Logo, ficou claro que o foco seria no que eu escrevia, e não nos dados que eu apresentava. Eu tive que me forçar a me tornar um escritor melhor, mais reflexivo. Rosenthal às vezes me incentivava a escrever mais e fazer menos gráficos. As pessoas querem saber o que você pensa, ele dizia.
Quando saí da faculdade, meu chefe no Detroit News certa vez disse sobre o talento transcendental que algumas pessoas simplesmente conseguem ouvir a música, e outras não. Eu sabia que conseguia ouvir a música como analista de dados e designer de informações. Mas não ouvia a música como escritor, ainda não, e temia que nunca fosse ouvir.
Isso até 2009, quando escrevi sobre dois meninos de 11 anos, um de Massachusetts e outro da Geórgia, que se enforcaram com apenas dez dias de diferença, depois de sofrerem bullying homofóbico.
Eu sabia o que era ser um menino pequeno sofrendo esse tipo de bullying. Sabia como era considerar o suicídio como uma forma de escapar, com uma pequena mão apertando um frasco de pílulas. Eu conhecia a escuridão e a solidão.
Eu havia pensado nesses sentimentos por tantos anos que as palavras que eu usava para descrevê-los tinham se compactado em poesia.
Ao escrever sobre aqueles meninos, encontrei minha voz.

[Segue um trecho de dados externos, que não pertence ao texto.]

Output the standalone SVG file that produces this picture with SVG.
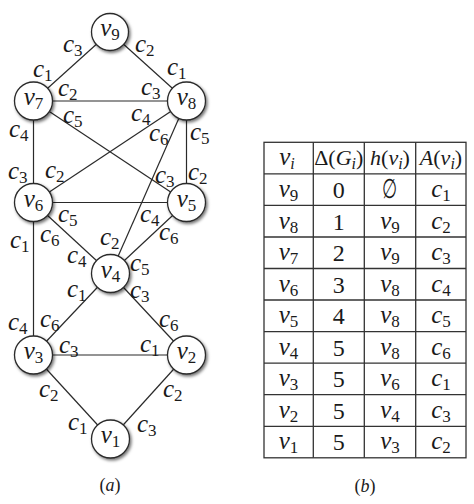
<svg xmlns="http://www.w3.org/2000/svg" width="474" height="504" viewBox="0 0 474 504">
<style>
.e{stroke:#2a2a2a;stroke-width:1.2;fill:none}
.n{fill:#fff;stroke:#2a2a2a;stroke-width:1.3}
.c{font-family:"Liberation Serif",serif;font-style:italic;font-size:25px;fill:#1a1a1a}
.s{font-style:normal;font-size:17px}
.si{font-style:italic;font-size:16px}
.u{font-style:normal}
.h{font-family:"Liberation Serif",serif;font-style:italic;font-size:22px;fill:#1a1a1a}
.d{font-family:"Liberation Serif",serif;font-size:24px;fill:#1a1a1a}
.t{stroke:#333;stroke-width:1.3;fill:none}
.cap{font-family:"Liberation Serif",serif;font-size:18px;fill:#1a1a1a}
</style>
<defs>
<filter id="sh" x="-40%" y="-40%" width="180%" height="180%">
<feDropShadow dx="1.5" dy="1.8" stdDeviation="1.6" flood-color="#000" flood-opacity="0.55"/>
</filter>
</defs>
<g id="connectors">
<line class="e" x1="110" y1="32" x2="33.5" y2="101"/>
<line class="e" x1="110" y1="32" x2="186.5" y2="101"/>
<line class="e" x1="33.5" y1="101" x2="186.5" y2="101"/>
<line class="e" x1="33.5" y1="101" x2="33.5" y2="202.5"/>
<line class="e" x1="33.5" y1="101" x2="186.5" y2="202.5"/>
<line class="e" x1="186.5" y1="101" x2="33.5" y2="202.5"/>
<line class="e" x1="186.5" y1="101" x2="186.5" y2="202.5"/>
<line class="e" x1="186.5" y1="101" x2="110.5" y2="273.5"/>
<line class="e" x1="33.5" y1="202.5" x2="186.5" y2="202.5"/>
<line class="e" x1="33.5" y1="202.5" x2="110.5" y2="273.5"/>
<line class="e" x1="186.5" y1="202.5" x2="110.5" y2="273.5"/>
<line class="e" x1="33.5" y1="202.5" x2="33.5" y2="355"/>
<line class="e" x1="110.5" y1="273.5" x2="33.5" y2="355"/>
<line class="e" x1="110.5" y1="273.5" x2="186.5" y2="355"/>
<line class="e" x1="33.5" y1="355" x2="186.5" y2="355"/>
<line class="e" x1="33.5" y1="355" x2="110.5" y2="439"/>
<line class="e" x1="186.5" y1="355" x2="110.5" y2="439"/>
</g>
<g id="edge-labels">
<text class="c" x="63" y="52">c<tspan class="s" dy="4">3</tspan></text>
<text class="c" x="135" y="52">c<tspan class="s" dy="4">2</tspan></text>
<text class="c" x="33" y="77">c<tspan class="s" dy="4">1</tspan></text>
<text class="c" x="58" y="96">c<tspan class="s" dy="4">2</tspan></text>
<text class="c" x="63" y="123">c<tspan class="s" dy="4">5</tspan></text>
<text class="c" x="9" y="137">c<tspan class="s" dy="4">4</tspan></text>
<text class="c" x="167" y="75">c<tspan class="s" dy="4">1</tspan></text>
<text class="c" x="141" y="95">c<tspan class="s" dy="4">3</tspan></text>
<text class="c" x="131" y="121">c<tspan class="s" dy="4">4</tspan></text>
<text class="c" x="149" y="141">c<tspan class="s" dy="4">6</tspan></text>
<text class="c" x="190" y="140">c<tspan class="s" dy="4">5</tspan></text>
<text class="c" x="8" y="179">c<tspan class="s" dy="4">3</tspan></text>
<text class="c" x="45" y="178">c<tspan class="s" dy="4">2</tspan></text>
<text class="c" x="58" y="222">c<tspan class="s" dy="4">5</tspan></text>
<text class="c" x="40" y="242">c<tspan class="s" dy="4">6</tspan></text>
<text class="c" x="10" y="248">c<tspan class="s" dy="4">1</tspan></text>
<text class="c" x="155" y="183">c<tspan class="s" dy="4">3</tspan></text>
<text class="c" x="188" y="180">c<tspan class="s" dy="4">2</tspan></text>
<text class="c" x="140" y="222">c<tspan class="s" dy="4">4</tspan></text>
<text class="c" x="159" y="240">c<tspan class="s" dy="4">6</tspan></text>
<text class="c" x="100" y="245">c<tspan class="s" dy="4">2</tspan></text>
<text class="c" x="67" y="263">c<tspan class="s" dy="4">4</tspan></text>
<text class="c" x="130" y="271">c<tspan class="s" dy="4">5</tspan></text>
<text class="c" x="67" y="297">c<tspan class="s" dy="4">1</tspan></text>
<text class="c" x="130" y="298">c<tspan class="s" dy="4">3</tspan></text>
<text class="c" x="8" y="330">c<tspan class="s" dy="4">4</tspan></text>
<text class="c" x="40" y="327">c<tspan class="s" dy="4">6</tspan></text>
<text class="c" x="59" y="353">c<tspan class="s" dy="4">3</tspan></text>
<text class="c" x="39" y="397">c<tspan class="s" dy="4">2</tspan></text>
<text class="c" x="159" y="327">c<tspan class="s" dy="4">6</tspan></text>
<text class="c" x="140" y="352">c<tspan class="s" dy="4">1</tspan></text>
<text class="c" x="163" y="397">c<tspan class="s" dy="4">2</tspan></text>
<text class="c" x="68" y="430">c<tspan class="s" dy="4">1</tspan></text>
<text class="c" x="137" y="432">c<tspan class="s" dy="4">3</tspan></text>
</g>
<g id="v9"><circle class="n" filter="url(#sh)" cx="110" cy="32" r="18.5"/><text class="c" x="110" y="36" text-anchor="middle">v<tspan class="s" dy="4">9</tspan></text></g>
<g id="v7"><circle class="n" filter="url(#sh)" cx="33.5" cy="101" r="19"/><text class="c" x="33.5" y="105" text-anchor="middle">v<tspan class="s" dy="4">7</tspan></text></g>
<g id="v8"><circle class="n" filter="url(#sh)" cx="186.5" cy="101" r="19"/><text class="c" x="186.5" y="105" text-anchor="middle">v<tspan class="s" dy="4">8</tspan></text></g>
<g id="v6"><circle class="n" filter="url(#sh)" cx="33.5" cy="202.5" r="19"/><text class="c" x="33.5" y="206.5" text-anchor="middle">v<tspan class="s" dy="4">6</tspan></text></g>
<g id="v5"><circle class="n" filter="url(#sh)" cx="186.5" cy="202.5" r="19"/><text class="c" x="186.5" y="206.5" text-anchor="middle">v<tspan class="s" dy="4">5</tspan></text></g>
<g id="v4"><circle class="n" filter="url(#sh)" cx="110.5" cy="273.5" r="19"/><text class="c" x="110.5" y="277.5" text-anchor="middle">v<tspan class="s" dy="4">4</tspan></text></g>
<g id="v3"><circle class="n" filter="url(#sh)" cx="33.5" cy="355" r="19"/><text class="c" x="33.5" y="359" text-anchor="middle">v<tspan class="s" dy="4">3</tspan></text></g>
<g id="v2"><circle class="n" filter="url(#sh)" cx="186.5" cy="355" r="19"/><text class="c" x="186.5" y="359" text-anchor="middle">v<tspan class="s" dy="4">2</tspan></text></g>
<g id="v1"><circle class="n" filter="url(#sh)" cx="110.5" cy="439" r="19"/><text class="c" x="110.5" y="443" text-anchor="middle">v<tspan class="s" dy="4">1</tspan></text></g>
<text class="cap" x="110" y="491" text-anchor="middle">(<tspan font-style="italic">a</tspan>)</text>
<g id="table">
<rect class="t" x="264" y="142.3" width="202" height="315.5"/>
<path class="t" d="M313.3 142.3V457.8M364.3 142.3V457.8M415.7 142.3V457.8M264 173.9H466M264 205.4H466M264 237H466M264 268.5H466M264 300H466M264 331.6H466M264 363.2H466M264 394.7H466M264 426.3H466"/>
<text class="c" x="287" y="165" text-anchor="middle">v<tspan class="si" dy="4">i</tspan></text>
<text class="h" x="338.8" y="165" text-anchor="middle"><tspan class="u">Δ(</tspan>G<tspan class="si" font-size="15px" dy="4">i</tspan><tspan class="u" dy="-4">)</tspan></text>
<text class="h" x="390" y="165" text-anchor="middle">h<tspan class="u">(</tspan>v<tspan class="si" font-size="15px" dy="4">i</tspan><tspan class="u" dy="-4">)</tspan></text>
<text class="h" x="441" y="165" text-anchor="middle">A<tspan class="u">(</tspan>v<tspan class="si" font-size="15px" dy="4">i</tspan><tspan class="u" dy="-4">)</tspan></text>
<g text-anchor="middle">
<text class="c" x="288.5" y="197">v<tspan class="s" dy="4">9</tspan></text>
<text class="c" x="288.5" y="228.5">v<tspan class="s" dy="4">8</tspan></text>
<text class="c" x="288.5" y="260">v<tspan class="s" dy="4">7</tspan></text>
<text class="c" x="288.5" y="291.5">v<tspan class="s" dy="4">6</tspan></text>
<text class="c" x="288.5" y="323">v<tspan class="s" dy="4">5</tspan></text>
<text class="c" x="288.5" y="354.5">v<tspan class="s" dy="4">4</tspan></text>
<text class="c" x="288.5" y="386">v<tspan class="s" dy="4">3</tspan></text>
<text class="c" x="288.5" y="417.5">v<tspan class="s" dy="4">2</tspan></text>
<text class="c" x="288.5" y="449">v<tspan class="s" dy="4">1</tspan></text>
<text class="d" x="338.8" y="198">0</text>
<text class="d" x="338.8" y="229.5">1</text>
<text class="d" x="338.8" y="261">2</text>
<text class="d" x="338.8" y="292.5">3</text>
<text class="d" x="338.8" y="324">4</text>
<text class="d" x="338.8" y="355.5">5</text>
<text class="d" x="338.8" y="387">5</text>
<text class="d" x="338.8" y="418.5">5</text>
<text class="d" x="338.8" y="450">5</text>
<text class="d" transform="translate(390 198) scale(0.72 1.12)" x="0" y="0">∅</text>
<text class="c" x="390" y="228.5">v<tspan class="s" dy="4">9</tspan></text>
<text class="c" x="390" y="260">v<tspan class="s" dy="4">9</tspan></text>
<text class="c" x="390" y="291.5">v<tspan class="s" dy="4">8</tspan></text>
<text class="c" x="390" y="323">v<tspan class="s" dy="4">8</tspan></text>
<text class="c" x="390" y="354.5">v<tspan class="s" dy="4">8</tspan></text>
<text class="c" x="390" y="386">v<tspan class="s" dy="4">6</tspan></text>
<text class="c" x="390" y="417.5">v<tspan class="s" dy="4">4</tspan></text>
<text class="c" x="390" y="449">v<tspan class="s" dy="4">3</tspan></text>
<text class="c" x="441" y="197">c<tspan class="s" dy="4">1</tspan></text>
<text class="c" x="441" y="228.5">c<tspan class="s" dy="4">2</tspan></text>
<text class="c" x="441" y="260">c<tspan class="s" dy="4">3</tspan></text>
<text class="c" x="441" y="291.5">c<tspan class="s" dy="4">4</tspan></text>
<text class="c" x="441" y="323">c<tspan class="s" dy="4">5</tspan></text>
<text class="c" x="441" y="354.5">c<tspan class="s" dy="4">6</tspan></text>
<text class="c" x="441" y="386">c<tspan class="s" dy="4">1</tspan></text>
<text class="c" x="441" y="417.5">c<tspan class="s" dy="4">3</tspan></text>
<text class="c" x="441" y="449">c<tspan class="s" dy="4">2</tspan></text>
</g>
</g>
<text class="cap" x="365" y="492" text-anchor="middle">(<tspan font-style="italic">b</tspan>)</text>
</svg>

Ela estava enraizada na escrita sobre as coisas que eu mais conhecia intimamente. Eu comecei a escrever a partir de memórias de alma e experiências de vida, do ponto de vista dos vulneráveis, dos pobres, dos perdidos, dos outros.
Foi o meu momento Neo em “Matrix”. Eu agora podia ver o ritmo das palavras. Elas apareciam para mim como formas de onda.
A partir daí, passei a me aprofundar na minha voz genuína, aquela que ecoava as vozes dos idosos negros da minha juventude. Seu vocabulário não era vasto, mas seu domínio da linguagem, a forma como podiam brincar com seus ritmos, seu olhar para os detalhes e seu talento para o drama eram extraordinários.
Depois, após a saída de Bob Herbert, tornei-me o único colunista negro de Opinião, durante a maior parte da era Obama, a ascensão do movimento Black Lives Matter e a primeira eleição de Donald Trump, o que eu considerava um evento racial.
Isso mudou a missão da coluna para mim. Eu agora estava escrevendo para o registro histórico. Comprometi-me a ser uma testemunha e a registrar este momento notável da história da nação, especialmente como escritor negro.
Crescer como escritor —e fazer isso diante de todos vocês e para todos vocês— foi uma das maiores honras da minha vida. Eu ouvi a música, e espero que, ocasionalmente, vocês possam ouvi-la através de mim. Adeus.